Few details of al-Khwārizmī's life are known with certainty. Ibn al-Nadim gives his birthplace as Khwarazm, and he is generally thought to have come from this region. Of Persian stock, his name means 'from Khwarazm', a region that was part of Greater Iran, and is now part of Turkmenistan and Uzbekistan.

Al-Tabari gives his name as Muḥammad ibn Musá al-Khwārizmī al-Majūsī al-Quṭrubbullī ( محمد بن موسى الخوارزميّ المجوسـيّ القطربّـليّ ). The epithet al-Qutrubbulli could indicate he might instead have come from Qutrubbul (Qatrabbul), near Baghdad. However, Roshdi Rashed denies this:

There is no need to be an expert on the period or a philologist to see that al-Tabari's second citation should read "Muhammad ibn Mūsa al-Khwārizmī and al-Majūsi al-Qutrubbulli," and that there are two people (al-Khwārizmī and al-Majūsi al-Qutrubbulli) between whom the letter wa [Arabic ' و ' for the conjunction 'and'] has been omitted in an early copy. This would not be worth mentioning if a series of errors concerning the personality of al-Khwārizmī, occasionally even the origins of his knowledge, had not been made.
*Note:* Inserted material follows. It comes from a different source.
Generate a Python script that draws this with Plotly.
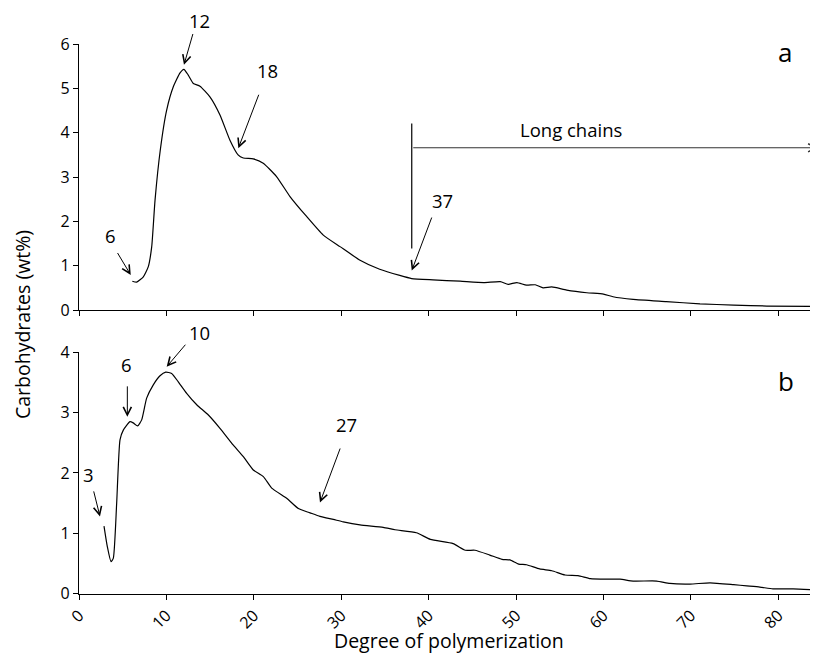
import plotly.graph_objects as go

# ---- Data ----
dp_a = [6.1, 6.6, 7.36, 7.93, 8.32, 8.7, 9.3, 10.03, 10.8, 11.56, 12.0, 12.5, 13.08, 13.84,
        14.98, 16.13, 17.27, 18.2, 18.8, 19.94, 21.08, 22.6, 24.14, 26.04, 27.95, 29.86,
        32.1, 34.4, 36.7, 38.06, 40.5, 43.6, 46.3, 48.2, 49.1, 50.1, 51.2, 52.2, 53.1,
        54.1, 55.8, 58.1, 60.0, 61.1, 63.4, 67.2, 71.05, 74.9, 78.7, 84.5]
wt_a = [0.65, 0.63, 0.75, 0.98, 1.43, 2.48, 3.61, 4.51, 5.04, 5.35, 5.43, 5.30, 5.11, 5.05,
        4.81, 4.40, 3.83, 3.50, 3.43, 3.41, 3.31, 3.01, 2.56, 2.11, 1.69, 1.43,
        1.13, 0.92, 0.78, 0.71, 0.68, 0.65, 0.62, 0.64, 0.58, 0.62, 0.56, 0.57, 0.50,
        0.52, 0.45, 0.39, 0.36, 0.30, 0.24, 0.19, 0.14, 0.11, 0.09, 0.08]

dp_b = [2.86, 3.24, 3.66, 3.93, 4.31, 4.69, 5.07, 5.84, 6.2, 6.71, 7.17, 7.74, 8.5, 9.27,
        9.92, 10.6, 11.36, 12.32, 13.47, 14.8, 16.13, 17.66, 18.8, 19.94, 21.09, 22.05,
        23.76, 25.1, 26.43, 27.57, 29.1, 30.24, 32.15, 34.8, 36.16, 38.6, 40.2, 42.8,
        44.2, 45.3, 47.0, 48.4, 49.3, 50.3, 51.2, 52.7, 54.1, 55.6, 57.1, 58.5, 60.4,
        61.9, 63.4, 66.1, 67.6, 69.9, 72.2, 74.9, 76.4, 77.9, 79.4, 81.7, 84.5]
wt_b = [1.12, 0.78, 0.53, 0.59, 1.50, 2.55, 2.71, 2.85, 2.83, 2.78, 2.88, 3.24, 3.46, 3.61,
        3.67, 3.65, 3.51, 3.32, 3.13, 2.96, 2.74, 2.46, 2.27, 2.05, 1.94, 1.75,
        1.58, 1.41, 1.34, 1.28, 1.23, 1.19, 1.14, 1.10, 1.06, 1.01, 0.90, 0.83,
        0.72, 0.72, 0.64, 0.57, 0.56, 0.49, 0.48, 0.41, 0.38, 0.31, 0.30, 0.25, 0.24,
        0.24, 0.21, 0.21, 0.17, 0.16, 0.18, 0.15, 0.13, 0.11, 0.08, 0.08, 0.06]

x_ticks = [0, 10, 20, 30, 40, 50, 60, 70, 80]
y_ticks_a = [0, 1, 2, 3, 4, 5, 6]
y_ticks_b = [0, 1, 2, 3, 4]

# peak labels: text, text position, arrow tail, arrow head (data units)
labels_a = ["12", "18", "6", "37"]
text_xy_a = [(13.84, 6.54), (21.59, 5.40), (3.55, 1.67), (41.57, 2.48)]
tail_a = [(13.08, 6.26), (20.63, 4.89), (4.31, 1.32), (40.42, 2.12)]
head_a = [(12.01, 5.53), (18.23, 3.65), (5.92, 0.79), (38.07, 0.89)]

labels_b = ["10", "6", "3", "27"]
text_xy_b = [(13.84, 4.32), (5.46, 3.80), (1.06, 1.98), (30.63, 2.81)]
tail_b = [(12.32, 4.15), (5.53, 3.46), (1.64, 1.72), (29.94, 2.43)]
head_b = [(10.03, 3.76), (5.53, 2.93), (2.40, 1.28), (27.57, 1.51)]

long_chain_start = 38.07
long_chain_y = 3.66
long_chain_vline = (1.39, 4.21)
x_max = 84.55
y_max_a = 6
y_max_b = 4

FONT = "Open Sans"

fig = go.Figure()
fig.add_trace(go.Scatter(x=dp_a, y=wt_a, mode="lines", xaxis="x", yaxis="y",
                         line=dict(color="black", width=1.2, shape="spline", smoothing=0.5),
                         showlegend=False))
fig.add_trace(go.Scatter(x=dp_b, y=wt_b, mode="lines", xaxis="x2", yaxis="y2",
                         line=dict(color="black", width=1.2, shape="spline", smoothing=0.5),
                         showlegend=False))

annotations = []


def add_labels(labels, txy, tails, heads, xr, yr, ymax):
    for t, (tx, ty), (ax, ay), (hx, hy) in zip(labels, txy, tails, heads):
        # text placed in axis-domain units so labels above the range stay visible
        annotations.append(dict(x=tx, y=ty / ymax, xref=xr, yref=yr + " domain", text=t,
                                xanchor="center", yanchor="middle", showarrow=False,
                                font=dict(family=FONT, size=18.5, color="black")))
        annotations.append(dict(x=hx, y=hy, ax=ax, ay=ay, xref=xr, yref=yr,
                                axref=xr, ayref=yr, text="", showarrow=True,
                                arrowhead=5, arrowsize=1.6, arrowwidth=1,
                                arrowcolor="black", standoff=0, startstandoff=0))


add_labels(labels_a, text_xy_a, tail_a, head_a, "x", "y", y_max_a)
add_labels(labels_b, text_xy_b, tail_b, head_b, "x2", "y2", y_max_b)

annotations.append(dict(x=80.78, y=5.83, xref="x", yref="y", text="a", showarrow=False,
                        xanchor="center", yanchor="middle",
                        font=dict(family=FONT, size=26, color="black")))
annotations.append(dict(x=80.86, y=3.52, xref="x2", yref="y2", text="b", showarrow=False,
                        xanchor="center", yanchor="middle",
                        font=dict(family=FONT, size=26, color="black")))
annotations.append(dict(x=56.26, y=4.08, xref="x", yref="y", text="Long chains",
                        xanchor="center", yanchor="middle",
                        showarrow=False, font=dict(family=FONT, size=18.5, color="black")))
annotations.append(dict(x=x_max, y=long_chain_y, ax=long_chain_start, ay=long_chain_y,
                        xref="x", yref="y", axref="x", ayref="y", text="", showarrow=True,
                        arrowhead=5, arrowsize=1.6, arrowwidth=1, arrowcolor="#333",
                        standoff=0, startstandoff=0))
annotations.append(dict(x=-0.0771, y=0.516, xref="paper", yref="paper",
                        xanchor="center", yanchor="middle",
                        text="Carbohydrates (wt%)", textangle=-90, showarrow=False,
                        font=dict(family=FONT, size=19.5, color="black")))
annotations.append(dict(x=0.5, y=0.0351, xref="paper", yref="paper",
                        xanchor="center", yanchor="middle",
                        text="Degree of polymerization", showarrow=False,
                        font=dict(family=FONT, size=19.5, color="black")))

shapes = [dict(type="line", xref="x", yref="y", x0=long_chain_start, x1=long_chain_start,
               y0=long_chain_vline[0], y1=long_chain_vline[1],
               line=dict(color="black", width=1.2))]

axis_common = dict(showgrid=False, zeroline=False, showline=True, linecolor="black",
                   linewidth=1.2, ticks="outside", tickcolor="black", tickwidth=1.2,
                   tickfont=dict(family=FONT, size=16, color="black"), automargin=False)

# The page body has an 8px default margin, so the figure is 8px smaller each way.
fig.update_layout(
    width=810, height=655,
    margin=dict(l=71, r=0, t=0, b=0),
    plot_bgcolor="white", paper_bgcolor="white",
    font=dict(family=FONT, color="black"),
    xaxis=dict(range=[0, x_max], domain=[0, 1], anchor="y", tickvals=x_ticks,
               showticklabels=False, ticklen=5, **axis_common),
    yaxis=dict(range=[0, y_max_a], domain=[0.5389, 0.9450], anchor="x", tickvals=y_ticks_a,
               ticklen=5, **axis_common),
    xaxis2=dict(range=[0, x_max], domain=[0, 1], anchor="y2", tickvals=x_ticks,
                tickangle=-45, ticklen=5, **axis_common),
    yaxis2=dict(range=[0, y_max_b], domain=[0.1058, 0.4744], anchor="x2", tickvals=y_ticks_b,
                ticklen=5, **axis_common),
    annotations=annotations,
    shapes=shapes,
)

fig.write_html("out.html")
Recently, G.J. Toomer ... with naive confidence constructed an entire fantasy on the error which cannot be denied the merit of amusing the reader.

On the other hand, David A. King affirms his nisba to Qutrubul, noting that he was called al-Khwārizmī al-Qutrubbulli because he was born just outside of Baghdad.

Regarding al-Khwārizmī's religion, Toomer writes:

Another epithet given to him by al-Ṭabarī, "al-Majūsī," would seem to indicate that he was an adherent of the old Zoroastrian religion. This would still have been possible at that time for a man of Iranian origin, but the pious preface to al-Khwārizmī's Algebra shows that he was an orthodox Muslim, so al-Ṭabarī's epithet could mean no more than that his forebears, and perhaps he in his youth, had been Zoroastrians.

Ibn al-Nadīm's Al-Fihrist includes a short biography on al-Khwārizmī together with a list of his books. Al-Khwārizmī accomplished most of his work between 813 and 833. After the Muslim conquest of Persia, Baghdad had become the centre of scientific studies and trade. Around 820 CE, he was appointed as the astronomer and head of the library of the House of Wisdom. The House of Wisdom was established by the Abbasid Caliph al-Ma'mūn. Al-Khwārizmī studied sciences and mathematics, including the translation of Greek and Sanskrit scientific manuscripts. He was also a historian who is cited by the likes of al-Tabari and Ibn Abi Tahir.

During the reign of al-Wathiq, he is said to have been involved in the first of two embassies to the Khazars. Douglas Morton Dunlop suggests that Muḥammad ibn Mūsā al-Khwārizmī might have been the same person as Muḥammad ibn Mūsā ibn Shākir, the eldest of the three Banū Mūsā brothers.

Al-Khwārizmī's contributions to mathematics, geography, astronomy, and cartography established the basis for innovation in algebra and trigonometry. His systematic approach to solving linear and quadratic equations led to algebra, a word derived from the title of his book on the subject, Al-Jabr.

On the Calculation with Hindu Numerals, written about 820, was principally responsible for spreading the Hindu–Arabic numeral system throughout the Middle East and Europe. It was translated into Latin as Algoritmi de numero Indorum. Al-Khwārizmī, rendered in Latin as Algoritmi, led to the term "algorithm".

Some of his work was based on Persian and Babylonian astronomy, Indian numbers, and Greek mathematics.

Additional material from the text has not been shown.